BRIEF:
Find how many lines in the data below include the word "chart", then write only that number.

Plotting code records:
------------------------------------------------------------------------

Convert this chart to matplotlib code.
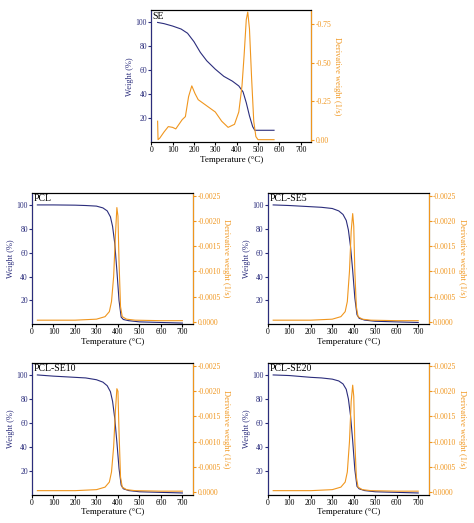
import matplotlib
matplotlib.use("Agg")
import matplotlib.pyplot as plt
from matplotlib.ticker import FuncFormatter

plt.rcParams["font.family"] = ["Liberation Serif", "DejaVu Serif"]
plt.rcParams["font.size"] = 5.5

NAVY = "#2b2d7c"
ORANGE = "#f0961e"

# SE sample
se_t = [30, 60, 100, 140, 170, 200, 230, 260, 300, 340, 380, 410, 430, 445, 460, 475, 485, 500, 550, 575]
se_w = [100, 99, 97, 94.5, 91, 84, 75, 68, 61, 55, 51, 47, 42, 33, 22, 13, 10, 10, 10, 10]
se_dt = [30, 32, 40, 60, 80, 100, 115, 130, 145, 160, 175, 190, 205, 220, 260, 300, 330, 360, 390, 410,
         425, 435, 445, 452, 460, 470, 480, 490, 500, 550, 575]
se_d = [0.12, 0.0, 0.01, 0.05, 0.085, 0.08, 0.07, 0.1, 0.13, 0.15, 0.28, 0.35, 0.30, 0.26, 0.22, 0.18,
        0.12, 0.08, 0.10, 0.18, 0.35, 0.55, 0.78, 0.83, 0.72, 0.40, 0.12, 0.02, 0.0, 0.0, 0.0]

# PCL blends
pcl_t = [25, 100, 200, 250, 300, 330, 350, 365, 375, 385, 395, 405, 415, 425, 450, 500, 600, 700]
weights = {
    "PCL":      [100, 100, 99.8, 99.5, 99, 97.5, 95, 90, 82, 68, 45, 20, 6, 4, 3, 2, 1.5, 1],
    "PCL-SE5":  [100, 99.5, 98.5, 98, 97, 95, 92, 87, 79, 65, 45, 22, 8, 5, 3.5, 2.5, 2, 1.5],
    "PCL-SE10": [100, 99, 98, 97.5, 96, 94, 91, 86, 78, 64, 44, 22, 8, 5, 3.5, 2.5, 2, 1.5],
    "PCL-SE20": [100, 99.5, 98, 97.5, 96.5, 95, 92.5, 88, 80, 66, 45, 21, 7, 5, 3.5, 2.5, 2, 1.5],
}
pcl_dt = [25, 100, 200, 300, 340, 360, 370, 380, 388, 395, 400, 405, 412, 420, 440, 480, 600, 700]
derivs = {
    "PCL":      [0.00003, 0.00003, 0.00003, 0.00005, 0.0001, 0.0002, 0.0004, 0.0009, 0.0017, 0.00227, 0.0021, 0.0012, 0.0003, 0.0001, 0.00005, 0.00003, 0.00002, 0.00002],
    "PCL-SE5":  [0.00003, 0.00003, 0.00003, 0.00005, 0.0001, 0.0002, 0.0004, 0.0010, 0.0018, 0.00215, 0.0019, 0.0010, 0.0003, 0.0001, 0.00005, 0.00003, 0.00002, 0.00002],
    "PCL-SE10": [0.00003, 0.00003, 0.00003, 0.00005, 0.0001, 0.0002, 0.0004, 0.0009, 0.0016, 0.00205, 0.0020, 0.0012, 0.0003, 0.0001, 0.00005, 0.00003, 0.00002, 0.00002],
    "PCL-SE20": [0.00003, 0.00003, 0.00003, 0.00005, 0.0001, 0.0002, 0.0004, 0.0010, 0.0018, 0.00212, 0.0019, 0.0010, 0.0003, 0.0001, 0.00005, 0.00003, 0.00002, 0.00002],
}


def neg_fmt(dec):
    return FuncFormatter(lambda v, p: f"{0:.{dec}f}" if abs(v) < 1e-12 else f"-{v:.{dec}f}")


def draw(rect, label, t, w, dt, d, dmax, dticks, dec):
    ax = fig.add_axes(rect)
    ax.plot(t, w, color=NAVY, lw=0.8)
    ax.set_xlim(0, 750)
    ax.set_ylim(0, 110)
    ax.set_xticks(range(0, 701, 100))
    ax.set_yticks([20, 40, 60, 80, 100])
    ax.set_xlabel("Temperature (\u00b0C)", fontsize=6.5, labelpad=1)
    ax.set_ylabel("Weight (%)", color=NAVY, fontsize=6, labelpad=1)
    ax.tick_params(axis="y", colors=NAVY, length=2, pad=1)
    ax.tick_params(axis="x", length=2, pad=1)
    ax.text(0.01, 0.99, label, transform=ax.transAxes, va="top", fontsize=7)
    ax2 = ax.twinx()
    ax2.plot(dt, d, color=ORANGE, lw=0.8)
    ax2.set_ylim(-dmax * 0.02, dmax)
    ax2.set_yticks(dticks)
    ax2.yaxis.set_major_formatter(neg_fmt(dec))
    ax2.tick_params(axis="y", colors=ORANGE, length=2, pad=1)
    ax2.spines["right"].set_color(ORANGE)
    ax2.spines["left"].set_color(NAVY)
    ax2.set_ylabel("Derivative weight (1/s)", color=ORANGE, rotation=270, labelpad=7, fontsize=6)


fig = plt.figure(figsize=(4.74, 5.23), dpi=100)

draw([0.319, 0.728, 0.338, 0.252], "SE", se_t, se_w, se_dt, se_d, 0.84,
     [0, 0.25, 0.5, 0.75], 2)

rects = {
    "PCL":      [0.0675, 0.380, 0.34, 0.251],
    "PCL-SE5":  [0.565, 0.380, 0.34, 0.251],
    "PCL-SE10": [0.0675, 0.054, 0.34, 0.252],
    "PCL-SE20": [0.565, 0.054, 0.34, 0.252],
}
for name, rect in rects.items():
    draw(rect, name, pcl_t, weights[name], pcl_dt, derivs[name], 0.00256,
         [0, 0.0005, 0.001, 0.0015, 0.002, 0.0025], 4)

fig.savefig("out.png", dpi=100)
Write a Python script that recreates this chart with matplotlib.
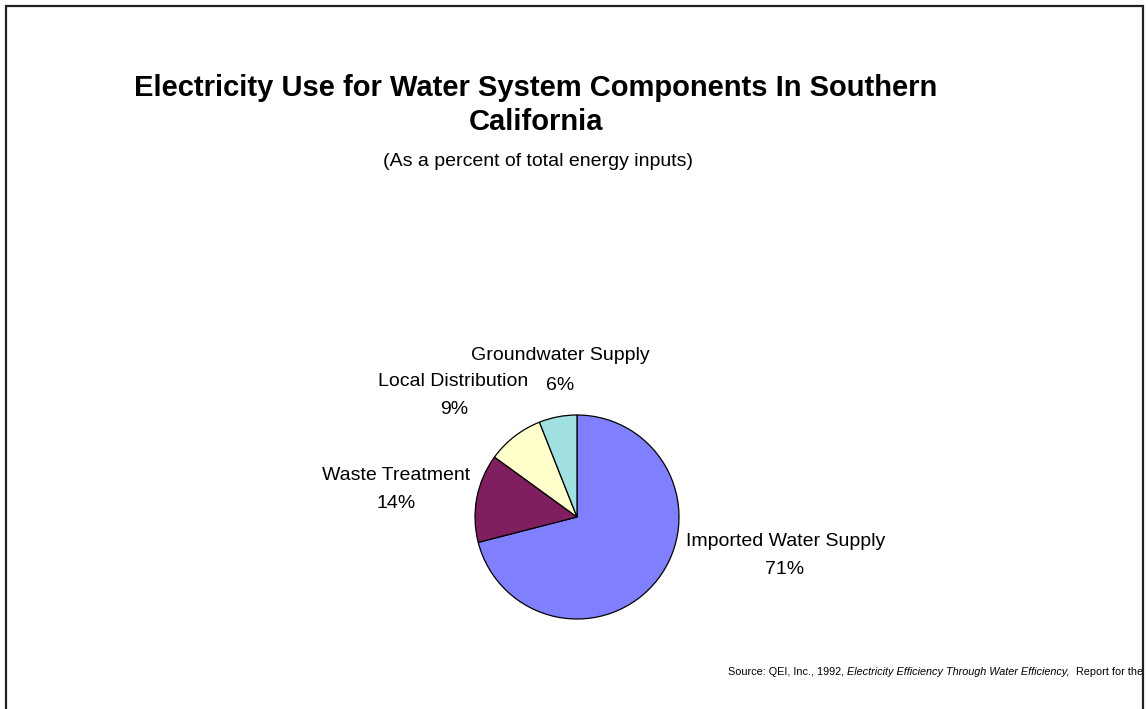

------------------------------------------------------------------------

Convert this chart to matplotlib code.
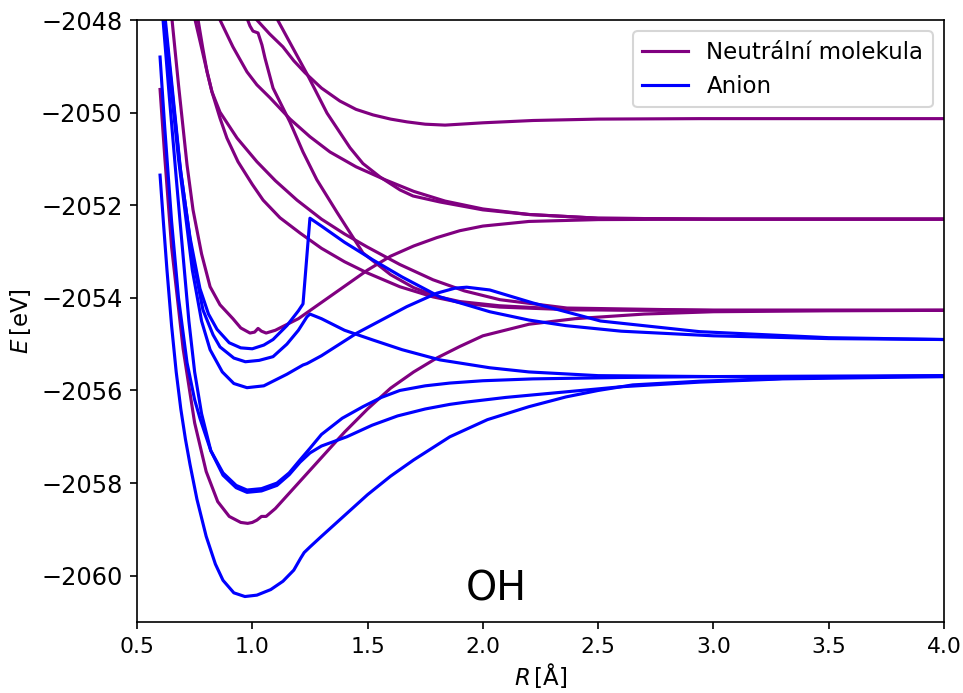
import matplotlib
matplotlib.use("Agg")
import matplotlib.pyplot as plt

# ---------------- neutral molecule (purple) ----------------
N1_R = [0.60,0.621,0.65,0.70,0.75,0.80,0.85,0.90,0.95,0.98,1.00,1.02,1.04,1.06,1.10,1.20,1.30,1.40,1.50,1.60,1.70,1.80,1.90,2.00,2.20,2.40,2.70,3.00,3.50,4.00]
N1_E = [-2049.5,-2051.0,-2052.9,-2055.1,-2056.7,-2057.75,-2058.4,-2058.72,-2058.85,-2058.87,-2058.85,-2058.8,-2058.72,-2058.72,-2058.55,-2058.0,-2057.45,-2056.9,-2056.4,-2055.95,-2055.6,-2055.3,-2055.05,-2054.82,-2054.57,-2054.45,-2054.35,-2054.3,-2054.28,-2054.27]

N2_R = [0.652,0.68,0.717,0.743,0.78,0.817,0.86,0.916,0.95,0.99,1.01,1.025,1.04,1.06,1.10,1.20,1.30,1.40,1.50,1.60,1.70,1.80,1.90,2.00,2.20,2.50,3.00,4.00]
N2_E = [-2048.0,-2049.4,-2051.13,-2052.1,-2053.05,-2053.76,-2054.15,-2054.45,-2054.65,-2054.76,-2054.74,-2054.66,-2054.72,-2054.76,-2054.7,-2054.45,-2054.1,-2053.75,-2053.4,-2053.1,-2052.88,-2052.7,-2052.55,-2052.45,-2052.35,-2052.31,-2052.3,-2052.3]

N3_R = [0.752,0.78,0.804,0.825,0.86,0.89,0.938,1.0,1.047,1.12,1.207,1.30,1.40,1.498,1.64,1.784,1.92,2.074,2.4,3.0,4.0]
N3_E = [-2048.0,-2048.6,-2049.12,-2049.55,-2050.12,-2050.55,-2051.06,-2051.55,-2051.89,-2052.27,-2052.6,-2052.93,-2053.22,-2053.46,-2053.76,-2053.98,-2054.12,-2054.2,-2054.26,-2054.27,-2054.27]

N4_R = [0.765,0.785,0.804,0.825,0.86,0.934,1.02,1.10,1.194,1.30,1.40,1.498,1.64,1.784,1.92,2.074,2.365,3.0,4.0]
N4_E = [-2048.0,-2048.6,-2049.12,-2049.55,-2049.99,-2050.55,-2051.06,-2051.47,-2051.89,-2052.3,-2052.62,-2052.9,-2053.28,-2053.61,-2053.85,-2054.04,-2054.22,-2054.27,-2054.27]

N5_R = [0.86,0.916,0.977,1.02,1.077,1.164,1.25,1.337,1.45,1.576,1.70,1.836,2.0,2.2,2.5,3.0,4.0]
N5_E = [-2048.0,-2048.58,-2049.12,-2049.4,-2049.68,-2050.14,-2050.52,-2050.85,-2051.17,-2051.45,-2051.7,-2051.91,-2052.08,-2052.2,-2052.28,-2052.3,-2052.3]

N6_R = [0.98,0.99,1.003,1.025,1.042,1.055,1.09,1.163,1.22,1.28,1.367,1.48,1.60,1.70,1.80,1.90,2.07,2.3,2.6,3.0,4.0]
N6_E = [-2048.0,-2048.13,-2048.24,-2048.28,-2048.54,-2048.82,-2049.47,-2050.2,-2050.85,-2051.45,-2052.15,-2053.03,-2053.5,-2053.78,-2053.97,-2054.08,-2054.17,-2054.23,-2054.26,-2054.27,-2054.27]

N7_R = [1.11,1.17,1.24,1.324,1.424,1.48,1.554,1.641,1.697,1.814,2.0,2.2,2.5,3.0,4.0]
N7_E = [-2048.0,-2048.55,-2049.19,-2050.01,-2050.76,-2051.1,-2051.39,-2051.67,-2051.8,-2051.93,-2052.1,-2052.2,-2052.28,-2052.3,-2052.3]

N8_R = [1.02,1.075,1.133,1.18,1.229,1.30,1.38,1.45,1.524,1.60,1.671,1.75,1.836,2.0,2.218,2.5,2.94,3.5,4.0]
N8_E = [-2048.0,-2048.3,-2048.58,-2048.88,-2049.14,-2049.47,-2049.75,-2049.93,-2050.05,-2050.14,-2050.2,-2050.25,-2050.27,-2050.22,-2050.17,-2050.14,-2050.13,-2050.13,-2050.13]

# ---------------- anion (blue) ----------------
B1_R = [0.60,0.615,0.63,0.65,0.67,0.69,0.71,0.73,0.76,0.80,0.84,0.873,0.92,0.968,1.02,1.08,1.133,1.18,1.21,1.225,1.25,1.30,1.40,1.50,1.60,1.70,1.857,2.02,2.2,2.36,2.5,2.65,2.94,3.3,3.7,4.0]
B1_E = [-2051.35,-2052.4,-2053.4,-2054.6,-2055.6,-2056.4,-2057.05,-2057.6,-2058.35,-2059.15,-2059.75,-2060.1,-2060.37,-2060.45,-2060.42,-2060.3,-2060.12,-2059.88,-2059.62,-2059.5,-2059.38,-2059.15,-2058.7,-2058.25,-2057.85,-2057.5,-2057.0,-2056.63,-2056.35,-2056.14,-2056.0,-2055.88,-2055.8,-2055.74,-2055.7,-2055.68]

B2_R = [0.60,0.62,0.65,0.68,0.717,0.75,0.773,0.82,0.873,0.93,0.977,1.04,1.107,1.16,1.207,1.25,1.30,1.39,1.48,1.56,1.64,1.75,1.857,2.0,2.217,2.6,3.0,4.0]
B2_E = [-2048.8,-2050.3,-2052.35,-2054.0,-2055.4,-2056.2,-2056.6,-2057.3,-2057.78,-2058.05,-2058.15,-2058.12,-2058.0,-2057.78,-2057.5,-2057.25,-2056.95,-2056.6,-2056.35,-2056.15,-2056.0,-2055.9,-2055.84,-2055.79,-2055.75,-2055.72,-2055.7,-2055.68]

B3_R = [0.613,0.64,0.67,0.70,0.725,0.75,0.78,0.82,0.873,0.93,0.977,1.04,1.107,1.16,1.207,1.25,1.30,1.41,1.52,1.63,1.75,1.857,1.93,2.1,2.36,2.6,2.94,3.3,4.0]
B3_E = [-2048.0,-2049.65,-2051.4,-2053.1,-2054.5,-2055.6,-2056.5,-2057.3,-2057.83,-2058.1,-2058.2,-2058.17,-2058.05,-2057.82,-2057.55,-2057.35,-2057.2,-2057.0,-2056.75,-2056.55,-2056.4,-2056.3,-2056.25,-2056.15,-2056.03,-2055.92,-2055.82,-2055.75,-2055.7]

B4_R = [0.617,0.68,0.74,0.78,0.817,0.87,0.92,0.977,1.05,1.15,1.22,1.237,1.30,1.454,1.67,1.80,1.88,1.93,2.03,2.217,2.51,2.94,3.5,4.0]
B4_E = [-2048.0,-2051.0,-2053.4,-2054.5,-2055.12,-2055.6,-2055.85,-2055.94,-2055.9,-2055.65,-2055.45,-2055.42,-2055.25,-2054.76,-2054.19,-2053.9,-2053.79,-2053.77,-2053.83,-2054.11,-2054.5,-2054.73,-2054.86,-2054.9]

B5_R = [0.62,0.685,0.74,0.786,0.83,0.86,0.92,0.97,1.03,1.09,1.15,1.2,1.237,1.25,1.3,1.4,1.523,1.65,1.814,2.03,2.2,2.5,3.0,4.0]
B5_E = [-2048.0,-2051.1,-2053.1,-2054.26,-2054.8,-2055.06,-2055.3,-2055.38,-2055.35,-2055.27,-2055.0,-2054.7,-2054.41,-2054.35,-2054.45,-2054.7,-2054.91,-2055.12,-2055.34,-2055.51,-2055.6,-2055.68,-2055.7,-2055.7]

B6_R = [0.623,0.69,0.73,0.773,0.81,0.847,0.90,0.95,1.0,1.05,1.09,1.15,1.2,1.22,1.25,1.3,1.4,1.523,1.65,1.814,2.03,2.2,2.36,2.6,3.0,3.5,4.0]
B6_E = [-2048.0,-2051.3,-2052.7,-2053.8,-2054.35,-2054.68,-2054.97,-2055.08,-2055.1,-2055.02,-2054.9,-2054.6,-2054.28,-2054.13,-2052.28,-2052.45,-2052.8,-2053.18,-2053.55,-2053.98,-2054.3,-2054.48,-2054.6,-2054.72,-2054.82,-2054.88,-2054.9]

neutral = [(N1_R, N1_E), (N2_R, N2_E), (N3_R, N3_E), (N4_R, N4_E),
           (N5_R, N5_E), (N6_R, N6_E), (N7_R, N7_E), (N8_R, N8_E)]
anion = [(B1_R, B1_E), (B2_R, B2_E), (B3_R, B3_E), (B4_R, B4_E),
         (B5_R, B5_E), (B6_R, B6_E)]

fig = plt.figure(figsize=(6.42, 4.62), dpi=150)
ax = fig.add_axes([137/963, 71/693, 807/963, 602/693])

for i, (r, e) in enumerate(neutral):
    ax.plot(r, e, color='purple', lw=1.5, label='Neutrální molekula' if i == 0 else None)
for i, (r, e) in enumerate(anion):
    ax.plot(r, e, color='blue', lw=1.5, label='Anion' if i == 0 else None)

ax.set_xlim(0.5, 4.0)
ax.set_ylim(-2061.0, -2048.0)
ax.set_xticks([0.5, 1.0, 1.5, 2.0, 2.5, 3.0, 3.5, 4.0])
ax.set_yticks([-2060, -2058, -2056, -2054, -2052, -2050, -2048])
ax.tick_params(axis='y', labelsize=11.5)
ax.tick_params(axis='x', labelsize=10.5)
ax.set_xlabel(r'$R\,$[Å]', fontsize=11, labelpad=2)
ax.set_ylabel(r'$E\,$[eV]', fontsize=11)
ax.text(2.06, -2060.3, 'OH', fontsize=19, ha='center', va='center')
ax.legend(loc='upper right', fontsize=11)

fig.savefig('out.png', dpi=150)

------------------------------------------------------------------------

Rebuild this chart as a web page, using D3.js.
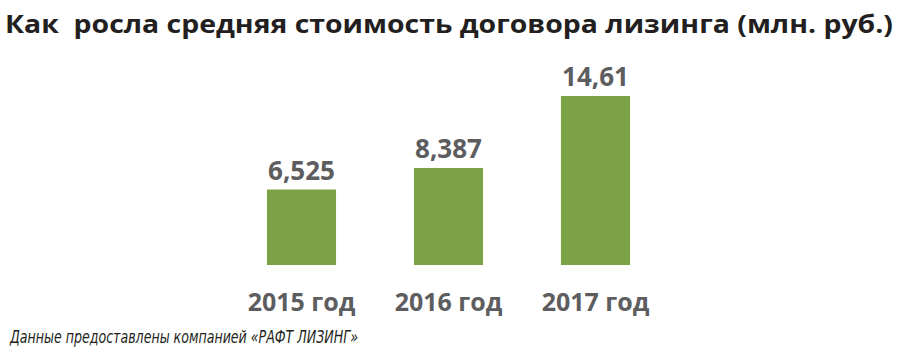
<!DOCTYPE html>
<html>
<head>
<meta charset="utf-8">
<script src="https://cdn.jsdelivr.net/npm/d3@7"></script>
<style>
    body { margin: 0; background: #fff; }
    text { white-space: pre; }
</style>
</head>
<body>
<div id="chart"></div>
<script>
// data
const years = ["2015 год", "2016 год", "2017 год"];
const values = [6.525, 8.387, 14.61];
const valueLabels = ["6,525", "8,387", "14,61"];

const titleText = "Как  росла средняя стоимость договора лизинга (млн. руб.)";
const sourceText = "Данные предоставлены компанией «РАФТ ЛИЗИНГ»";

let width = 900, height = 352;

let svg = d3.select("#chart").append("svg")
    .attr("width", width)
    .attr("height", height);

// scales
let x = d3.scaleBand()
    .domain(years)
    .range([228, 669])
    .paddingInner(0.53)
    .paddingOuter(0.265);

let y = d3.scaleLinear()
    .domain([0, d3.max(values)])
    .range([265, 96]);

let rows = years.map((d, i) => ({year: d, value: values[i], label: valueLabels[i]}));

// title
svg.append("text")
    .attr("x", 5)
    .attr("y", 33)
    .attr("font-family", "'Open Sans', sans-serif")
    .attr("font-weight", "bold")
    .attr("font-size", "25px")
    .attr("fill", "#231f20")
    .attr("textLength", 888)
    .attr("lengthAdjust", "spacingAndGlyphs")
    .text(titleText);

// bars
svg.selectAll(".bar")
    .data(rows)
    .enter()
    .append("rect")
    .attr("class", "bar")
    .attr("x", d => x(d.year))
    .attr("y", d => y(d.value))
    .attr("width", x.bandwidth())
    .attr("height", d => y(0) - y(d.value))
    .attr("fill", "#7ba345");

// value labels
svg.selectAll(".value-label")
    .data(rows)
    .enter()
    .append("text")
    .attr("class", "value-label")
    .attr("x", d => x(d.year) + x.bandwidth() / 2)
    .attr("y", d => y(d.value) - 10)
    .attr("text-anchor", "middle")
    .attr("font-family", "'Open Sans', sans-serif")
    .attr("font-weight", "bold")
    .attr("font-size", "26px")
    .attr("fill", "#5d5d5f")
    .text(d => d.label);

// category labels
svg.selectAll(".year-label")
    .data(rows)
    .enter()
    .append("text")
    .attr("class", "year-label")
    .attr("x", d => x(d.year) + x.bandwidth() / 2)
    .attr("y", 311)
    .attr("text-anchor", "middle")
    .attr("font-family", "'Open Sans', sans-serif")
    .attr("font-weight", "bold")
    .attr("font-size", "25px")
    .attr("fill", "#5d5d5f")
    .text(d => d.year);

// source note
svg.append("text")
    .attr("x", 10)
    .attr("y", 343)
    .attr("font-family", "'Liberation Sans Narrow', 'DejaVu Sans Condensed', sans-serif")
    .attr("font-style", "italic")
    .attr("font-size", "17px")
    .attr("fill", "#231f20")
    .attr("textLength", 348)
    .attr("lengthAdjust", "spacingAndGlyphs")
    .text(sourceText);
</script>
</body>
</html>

------------------------------------------------------------------------

RESULT:
6